We can factor out 2:
$$\Delta = 2(2a^2+2b^2+2c^2 - 2ab-2bc-2ca)$$
This expression can be rearranged by completing squares for pairs of variables:
$$2a^2+2b^2+2c^2 - 2ab-2bc-2ca$$
$$= (a^2 - 2ab + b^2) + (b^2 - 2bc + c^2) + (c^2 - 2ca + a^2)$$
$$= (a-b)^2 + (b-c)^2 + (c-a)^2$$
So, the discriminant is:
$$\Delta = 2((a-b)^2 + (b-c)^2 + (c-a)^2)$$
Since $$a$$, $$b$$, and $$c$$ are real numbers, the squares of their differences are always non-negative:
$$(a-b)^2 \ge 0$$
$$(b-c)^2 \ge 0$$
$$(c-a)^2 \ge 0$$
Therefore, their sum is also non-negative:
$$(a-b)^2 + (b-c)^2 + (c-a)^2 \ge 0$$
Multiplying by 2 (a positive number) does not change the inequality:
$$\Delta = 2((a-b)^2 + (b-c)^2 + (c-a)^2) \ge 0$$
Since the discriminant $$\Delta$$ is always greater than or equal to zero, the roots of the equation are always real.

**step6** Proving that Roots are Equal if and Only If a=b=c

The roots of a quadratic equation are equal if and only if the discriminant $$\Delta = 0$$.

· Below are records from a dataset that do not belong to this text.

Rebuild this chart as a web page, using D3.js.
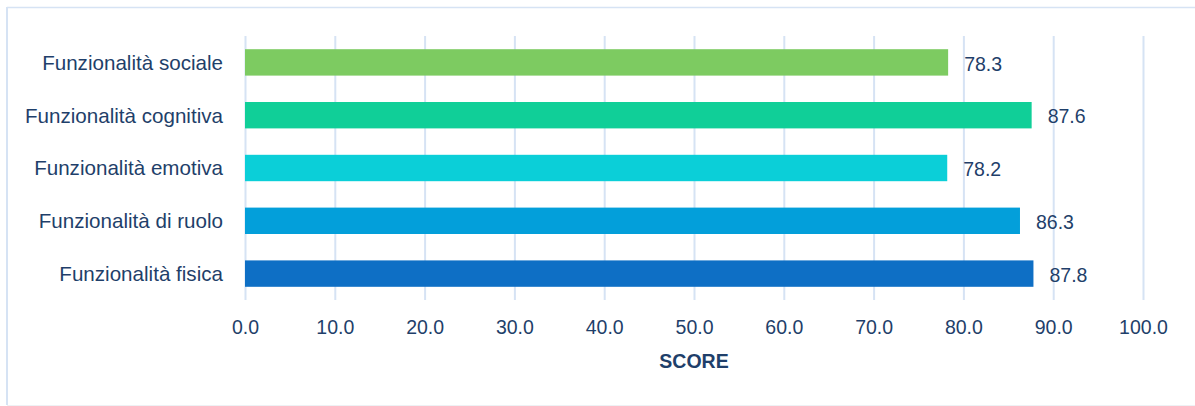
<!DOCTYPE html>
<html>
<head>
<meta charset="utf-8">
<script src="https://cdn.jsdelivr.net/npm/d3@7"></script>
<style>
  html, body { margin: 0; padding: 0; background: #fff; }
  svg { display: block; }
  text { font-family: "Liberation Sans", Arial, sans-serif; fill: #1F3F6A; }
</style>
</head>
<body>
<svg id="chart" width="1195" height="406"></svg>
<script>
// Functional scale scores (0–100), top to bottom
const categories = [
  "Funzionalità sociale",
  "Funzionalità cognitiva",
  "Funzionalità emotiva",
  "Funzionalità di ruolo",
  "Funzionalità fisica"
];
const scores = [78.3, 87.6, 78.2, 86.3, 87.8];
const barColors = ["#7DCB61", "#10CF98", "#0BCFD8", "#039FDA", "#0E6FC5"];
const xTicks = [0, 10, 20, 30, 40, 50, 60, 70, 80, 90, 100];
const axisTitle = "SCORE";

const svg = d3.select("#chart");
const W = 1195, H = 406;

// Panel frame: light blue left and top edges, faint grey bottom
svg.append("line").attr("x1", 7).attr("x2", W).attr("y1", 7.5).attr("y2", 7.5)
  .attr("stroke", "#D6E3F4").attr("stroke-width", 1.5);
svg.append("line").attr("x1", 7).attr("x2", 7).attr("y1", 7).attr("y2", 405)
  .attr("stroke", "#D6E3F4").attr("stroke-width", 2);
svg.append("line").attr("x1", 7).attr("x2", W).attr("y1", 405.5).attr("y2", 405.5)
  .attr("stroke", "#EEF1F4").attr("stroke-width", 1);

const plotTop = 36, plotBottom = 300;
const x = d3.scaleLinear().domain([0, 100]).range([245, 1143]);
const y = d3.scaleBand().domain(categories).range([plotTop, plotBottom])
  .paddingInner(0.5).paddingOuter(0.25);

// Vertical gridlines with tick labels below
const xAxis = d3.axisBottom(x).tickValues(xTicks)
  .tickFormat(d3.format(".1f"))
  .tickSize(-(plotBottom - plotTop)).tickPadding(22);
const gx = svg.append("g").attr("transform", `translate(0,${plotBottom})`).call(xAxis);
gx.select(".domain").remove();
gx.selectAll(".tick line").attr("stroke", "#D6E3F4").attr("stroke-width", 2);
gx.selectAll(".tick text").attr("font-size", 19.5).attr("fill", "#1F3F6A")
  .attr("dy", 0).attr("y", 34);

// Axis title
svg.append("text").attr("x", (x(0) + x(100)) / 2).attr("y", 368)
  .attr("text-anchor", "middle").attr("font-size", 19.5).attr("font-weight", "bold")
  .attr("fill", "#1F3F6A").text(axisTitle);

const rows = categories.map((c, i) => ({ c, v: scores[i], color: barColors[i] }));

// Bars
svg.append("g").selectAll("rect").data(rows).join("rect")
  .attr("x", x(0))
  .attr("y", d => y(d.c))
  .attr("width", d => x(d.v) - x(0))
  .attr("height", y.bandwidth())
  .attr("fill", d => d.color);

// Category labels
svg.append("g").selectAll("text").data(rows).join("text")
  .attr("x", 223)
  .attr("y", d => y(d.c) + y.bandwidth() / 2)
  .attr("dy", "0.36em")
  .attr("text-anchor", "end")
  .attr("font-size", 20.6)
  .text(d => d.c);

// Value labels
svg.append("g").selectAll("text").data(rows).join("text")
  .attr("x", d => x(d.v) + 16)
  .attr("y", d => y(d.c) + y.bandwidth() / 2)
  .attr("dy", "0.42em")
  .attr("font-size", 19.5)
  .text(d => d.v.toFixed(1));
</script>
</body>
</html>
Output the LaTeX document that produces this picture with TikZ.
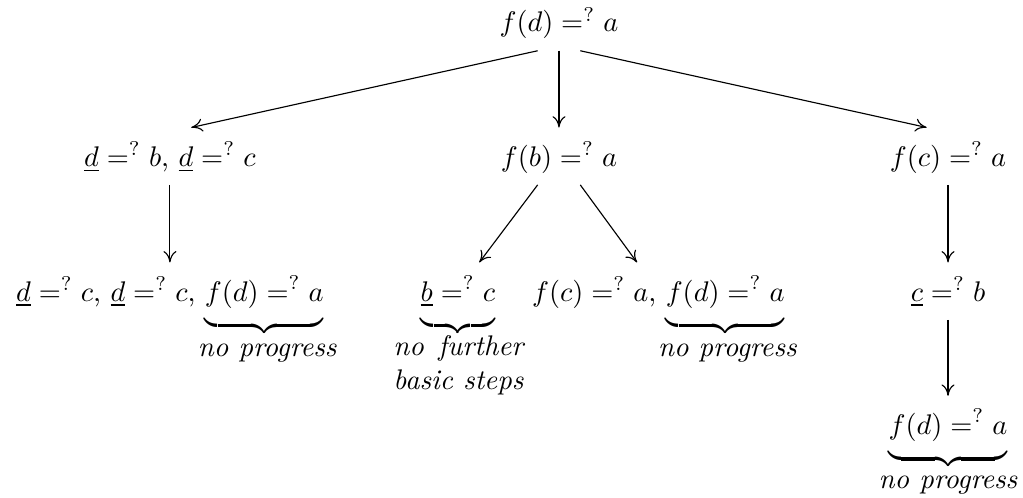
\documentclass[tikz,border=0pt]{standalone}
\usepackage{amsmath}
\usepackage{amssymb}
\usepackage{calc}
\usetikzlibrary{arrows.meta}

\newcommand{\ub}[1]{\underbrace{#1\rule[-5pt]{0pt}{5pt}}}

\begin{document}
\begin{tikzpicture}[
            term/.style={anchor=base, text height=9.5pt, text depth=2.5pt, inner ysep=3.9pt},
            note/.style={anchor=base, font=\itshape, align=center, inner sep=0pt},
            derive/.style={-{To[length=4pt,width=4.6pt]}}
        ]
            \useasboundingbox (-6.918,0.396) rectangle (5.743,-5.767);

            \node[term] (fd)    at (0,0)        {$f(d) =^? a$};
            \node[term] (dd)    at (-4.815,-1.66) {$\underline{d} =^? b$, $\underline{d} =^? c$};
            \node[term] (fb)    at (0,-1.66)    {$f(b) =^? a$};
            \node[term] (fc)    at (4.815,-1.66)  {$f(c) =^? a$};
            \node[term] (ddf)   at (-4.815,-3.33) {$\underline{d} =^? c$, $\underline{d} =^? c$, $\ub{f(d) =^? a}$};
            \node[term] (bc)    at (-1.25,-3.33)  {$\ub{\underline{b} =^? c}$};
            \node[term] (fcfd)  at (1.23,-3.33)   {$f(c) =^? a$, $\ub{f(d) =^? a}$};
            \node[term] (cb)    at (4.815,-3.33)  {$\underline{c} =^? b$};
            \node[term] (fdend) at (4.815,-4.98)  {$\ub{f(d) =^? a}$};

            \node[note] (np1) at (-3.61,-4.02) {no progress};
            \node[note] (nfb) at (-1.244,-4.42) {\makebox[\widthof{basic steps}][s]{no further}\\ basic steps};
            \node[note] (np2) at (2.085,-4.02) {no progress};
            \node[note] (np3) at (4.815,-5.65) {no progress};

            \draw[derive] ([xshift=-7.5pt]fd.south) -- ([xshift=7.5pt]dd.north);
            \draw[derive] (fd.south) -- (fb.north);
            \draw[derive] ([xshift=7.5pt]fd.south) -- ([xshift=-7.5pt]fc.north);
            \draw[derive] (dd.south) -- (ddf.north);
            \draw[derive] ([xshift=-7.5pt]fb.south) -- ([xshift=7.5pt]bc.north);
            \draw[derive] ([xshift=7.5pt]fb.south) -- ([xshift=-7.5pt]fcfd.north);
            \draw[derive] (fc.south) -- (cb.north);
            \draw[derive] (cb.south) -- (fdend.north);
        \end{tikzpicture}
\end{document}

From the previous step, we found:
$$\Delta = 2((a-b)^2 + (b-c)^2 + (c-a)^2)$$
For the roots to be equal, we set $$\Delta = 0$$:
$$2((a-b)^2 + (b-c)^2 + (c-a)^2) = 0$$
This implies:
$$(a-b)^2 + (b-c)^2 + (c-a)^2 = 0$$
Since each term $$(a-b)^2$$, $$(b-c)^2$$, and $$(c-a)^2$$ is a square of a real number, each term must be non-negative. The sum of non-negative terms can only be zero if each individual term is zero.
So, we must have:
1. $$(a-b)^2 = 0 \implies a-b = 0 \implies a=b$$
2. $$(b-c)^2 = 0 \implies b-c = 0 \implies b=c$$
3. $$(c-a)^2 = 0 \implies c-a = 0 \implies c=a$$
Combining these conditions, we find that $$a=b=c$$.
Conversely, if $$a=b=c$$, then $$(a-b)^2 = (a-a)^2 = 0$$, $$(b-c)^2 = (b-b)^2 = 0$$, and $$(c-a)^2 = (c-c)^2 = 0$$.
In this case, $$\Delta = 2(0+0+0) = 0$$, which means the roots are equal.
Therefore, the roots of the equation are equal if and only if $$a=b=c$$.